Would it be possible to write out each entry below exactly, without the pictures?

┌──

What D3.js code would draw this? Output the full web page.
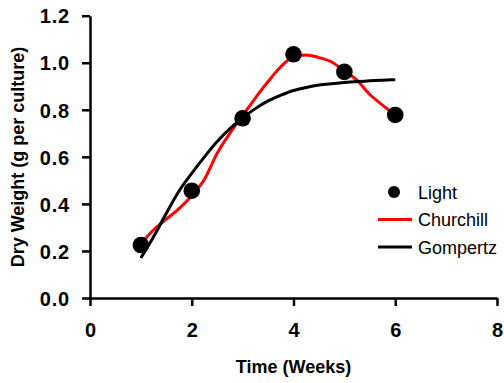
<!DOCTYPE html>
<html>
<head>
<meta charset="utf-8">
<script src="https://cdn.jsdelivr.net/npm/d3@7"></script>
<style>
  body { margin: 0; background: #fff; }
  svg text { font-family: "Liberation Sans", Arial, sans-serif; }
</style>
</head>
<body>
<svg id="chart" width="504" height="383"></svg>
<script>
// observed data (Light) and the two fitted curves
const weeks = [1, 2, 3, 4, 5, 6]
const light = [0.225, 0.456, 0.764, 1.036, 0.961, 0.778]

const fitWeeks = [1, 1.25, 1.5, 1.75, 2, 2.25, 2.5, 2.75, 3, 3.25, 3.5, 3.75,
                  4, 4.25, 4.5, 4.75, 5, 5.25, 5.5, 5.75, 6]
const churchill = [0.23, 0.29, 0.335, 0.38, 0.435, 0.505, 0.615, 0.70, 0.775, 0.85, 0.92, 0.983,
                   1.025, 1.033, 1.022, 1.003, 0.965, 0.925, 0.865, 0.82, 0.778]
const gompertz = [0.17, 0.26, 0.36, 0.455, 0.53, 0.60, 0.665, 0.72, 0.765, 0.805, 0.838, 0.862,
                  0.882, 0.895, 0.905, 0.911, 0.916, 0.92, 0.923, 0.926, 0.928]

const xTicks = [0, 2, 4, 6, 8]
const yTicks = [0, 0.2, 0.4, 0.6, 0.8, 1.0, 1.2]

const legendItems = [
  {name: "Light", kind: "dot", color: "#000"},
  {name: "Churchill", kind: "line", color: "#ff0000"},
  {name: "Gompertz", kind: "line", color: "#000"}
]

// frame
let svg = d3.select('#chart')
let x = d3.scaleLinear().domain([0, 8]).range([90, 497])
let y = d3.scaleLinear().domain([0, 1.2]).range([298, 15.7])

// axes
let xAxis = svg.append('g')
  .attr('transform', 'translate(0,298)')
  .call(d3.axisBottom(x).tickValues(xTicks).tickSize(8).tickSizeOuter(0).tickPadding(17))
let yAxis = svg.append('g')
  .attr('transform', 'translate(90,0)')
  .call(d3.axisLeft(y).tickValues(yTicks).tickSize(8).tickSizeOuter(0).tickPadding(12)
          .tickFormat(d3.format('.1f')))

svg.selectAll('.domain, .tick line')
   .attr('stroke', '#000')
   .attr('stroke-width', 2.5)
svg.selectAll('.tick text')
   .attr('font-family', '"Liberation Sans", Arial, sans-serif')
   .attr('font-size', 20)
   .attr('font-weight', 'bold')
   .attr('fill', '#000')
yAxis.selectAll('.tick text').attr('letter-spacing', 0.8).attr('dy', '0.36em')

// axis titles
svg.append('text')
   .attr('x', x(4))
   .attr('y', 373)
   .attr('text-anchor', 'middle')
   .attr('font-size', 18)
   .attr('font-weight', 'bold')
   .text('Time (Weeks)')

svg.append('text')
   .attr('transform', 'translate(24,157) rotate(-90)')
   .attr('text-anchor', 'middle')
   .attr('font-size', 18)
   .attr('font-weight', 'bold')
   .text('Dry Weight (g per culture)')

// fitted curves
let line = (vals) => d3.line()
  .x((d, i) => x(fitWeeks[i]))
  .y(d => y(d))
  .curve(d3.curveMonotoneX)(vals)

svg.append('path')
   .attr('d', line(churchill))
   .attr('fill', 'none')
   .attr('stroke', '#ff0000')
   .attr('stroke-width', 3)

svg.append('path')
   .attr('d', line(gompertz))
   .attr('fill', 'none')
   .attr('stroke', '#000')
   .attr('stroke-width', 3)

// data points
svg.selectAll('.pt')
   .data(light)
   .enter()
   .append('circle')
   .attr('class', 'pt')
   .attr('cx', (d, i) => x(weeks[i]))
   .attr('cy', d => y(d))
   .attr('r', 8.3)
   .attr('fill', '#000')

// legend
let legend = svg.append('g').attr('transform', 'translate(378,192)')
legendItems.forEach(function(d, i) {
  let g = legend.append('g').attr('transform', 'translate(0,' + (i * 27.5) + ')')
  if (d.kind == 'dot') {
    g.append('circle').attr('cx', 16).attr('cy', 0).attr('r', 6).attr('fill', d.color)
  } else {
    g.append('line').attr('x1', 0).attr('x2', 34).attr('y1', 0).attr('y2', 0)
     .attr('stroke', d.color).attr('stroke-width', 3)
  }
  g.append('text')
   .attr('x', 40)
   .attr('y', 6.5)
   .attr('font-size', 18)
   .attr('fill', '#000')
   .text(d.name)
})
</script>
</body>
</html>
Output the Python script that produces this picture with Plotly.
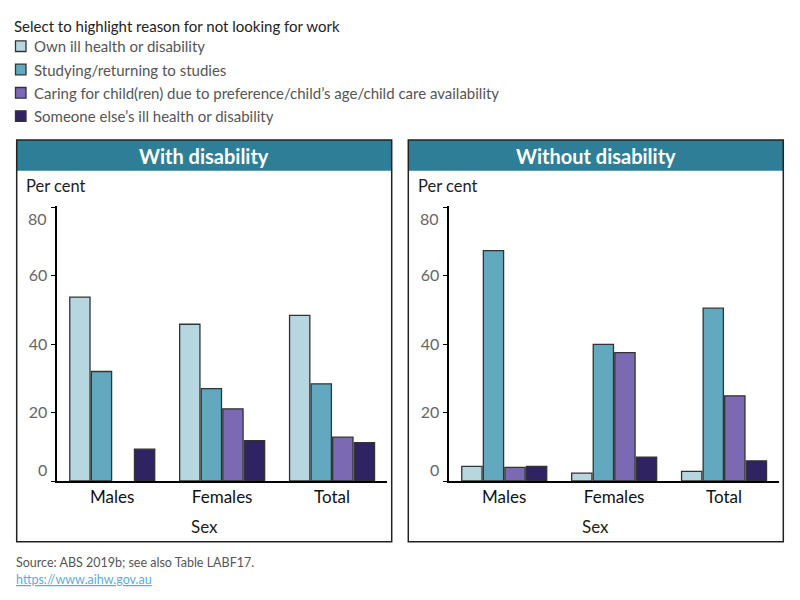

└──

### Exercise response:
What D3.js code would draw this? Output the full web page.
<!DOCTYPE html>
<html>
<head>
<meta charset="utf-8">
<script src="https://cdn.jsdelivr.net/npm/d3@7"></script>
<style>
  body { margin: 0; background: #fff; }
  svg text { font-family: "Liberation Sans", Arial, sans-serif; }
</style>
</head>
<body>
<svg id="chart" width="504" height="383"></svg>
<script>
// observed data (Light) and the two fitted curves
const weeks = [1, 2, 3, 4, 5, 6]
const light = [0.225, 0.456, 0.764, 1.036, 0.961, 0.778]

const fitWeeks = [1, 1.25, 1.5, 1.75, 2, 2.25, 2.5, 2.75, 3, 3.25, 3.5, 3.75,
                  4, 4.25, 4.5, 4.75, 5, 5.25, 5.5, 5.75, 6]
const churchill = [0.23, 0.29, 0.335, 0.38, 0.435, 0.505, 0.615, 0.70, 0.775, 0.85, 0.92, 0.983,
                   1.025, 1.033, 1.022, 1.003, 0.965, 0.925, 0.865, 0.82, 0.778]
const gompertz = [0.17, 0.26, 0.36, 0.455, 0.53, 0.60, 0.665, 0.72, 0.765, 0.805, 0.838, 0.862,
                  0.882, 0.895, 0.905, 0.911, 0.916, 0.92, 0.923, 0.926, 0.928]

const xTicks = [0, 2, 4, 6, 8]
const yTicks = [0, 0.2, 0.4, 0.6, 0.8, 1.0, 1.2]

const legendItems = [
  {name: "Light", kind: "dot", color: "#000"},
  {name: "Churchill", kind: "line", color: "#ff0000"},
  {name: "Gompertz", kind: "line", color: "#000"}
]

// frame
let svg = d3.select('#chart')
let x = d3.scaleLinear().domain([0, 8]).range([90, 497])
let y = d3.scaleLinear().domain([0, 1.2]).range([298, 15.7])

// axes
let xAxis = svg.append('g')
  .attr('transform', 'translate(0,298)')
  .call(d3.axisBottom(x).tickValues(xTicks).tickSize(8).tickSizeOuter(0).tickPadding(17))
let yAxis = svg.append('g')
  .attr('transform', 'translate(90,0)')
  .call(d3.axisLeft(y).tickValues(yTicks).tickSize(8).tickSizeOuter(0).tickPadding(12)
          .tickFormat(d3.format('.1f')))

svg.selectAll('.domain, .tick line')
   .attr('stroke', '#000')
   .attr('stroke-width', 2.5)
svg.selectAll('.tick text')
   .attr('font-family', '"Liberation Sans", Arial, sans-serif')
   .attr('font-size', 20)
   .attr('font-weight', 'bold')
   .attr('fill', '#000')
yAxis.selectAll('.tick text').attr('letter-spacing', 0.8).attr('dy', '0.36em')

// axis titles
svg.append('text')
   .attr('x', x(4))
   .attr('y', 373)
   .attr('text-anchor', 'middle')
   .attr('font-size', 18)
   .attr('font-weight', 'bold')
   .text('Time (Weeks)')

svg.append('text')
   .attr('transform', 'translate(24,157) rotate(-90)')
   .attr('text-anchor', 'middle')
   .attr('font-size', 18)
   .attr('font-weight', 'bold')
   .text('Dry Weight (g per culture)')

// fitted curves
let line = (vals) => d3.line()
  .x((d, i) => x(fitWeeks[i]))
  .y(d => y(d))
  .curve(d3.curveMonotoneX)(vals)

svg.append('path')
   .attr('d', line(churchill))
   .attr('fill', 'none')
   .attr('stroke', '#ff0000')
   .attr('stroke-width', 3)

svg.append('path')
   .attr('d', line(gompertz))
   .attr('fill', 'none')
   .attr('stroke', '#000')
   .attr('stroke-width', 3)

// data points
svg.selectAll('.pt')
   .data(light)
   .enter()
   .append('circle')
   .attr('class', 'pt')
   .attr('cx', (d, i) => x(weeks[i]))
   .attr('cy', d => y(d))
   .attr('r', 8.3)
   .attr('fill', '#000')

// legend
let legend = svg.append('g').attr('transform', 'translate(378,192)')
legendItems.forEach(function(d, i) {
  let g = legend.append('g').attr('transform', 'translate(0,' + (i * 27.5) + ')')
  if (d.kind == 'dot') {
    g.append('circle').attr('cx', 16).attr('cy', 0).attr('r', 6).attr('fill', d.color)
  } else {
    g.append('line').attr('x1', 0).attr('x2', 34).attr('y1', 0).attr('y2', 0)
     .attr('stroke', d.color).attr('stroke-width', 3)
  }
  g.append('text')
   .attr('x', 40)
   .attr('y', 6.5)
   .attr('font-size', 18)
   .attr('fill', '#000')
   .text(d.name)
})
</script>
</body>
</html>
Output the Python script that produces this picture with Plotly.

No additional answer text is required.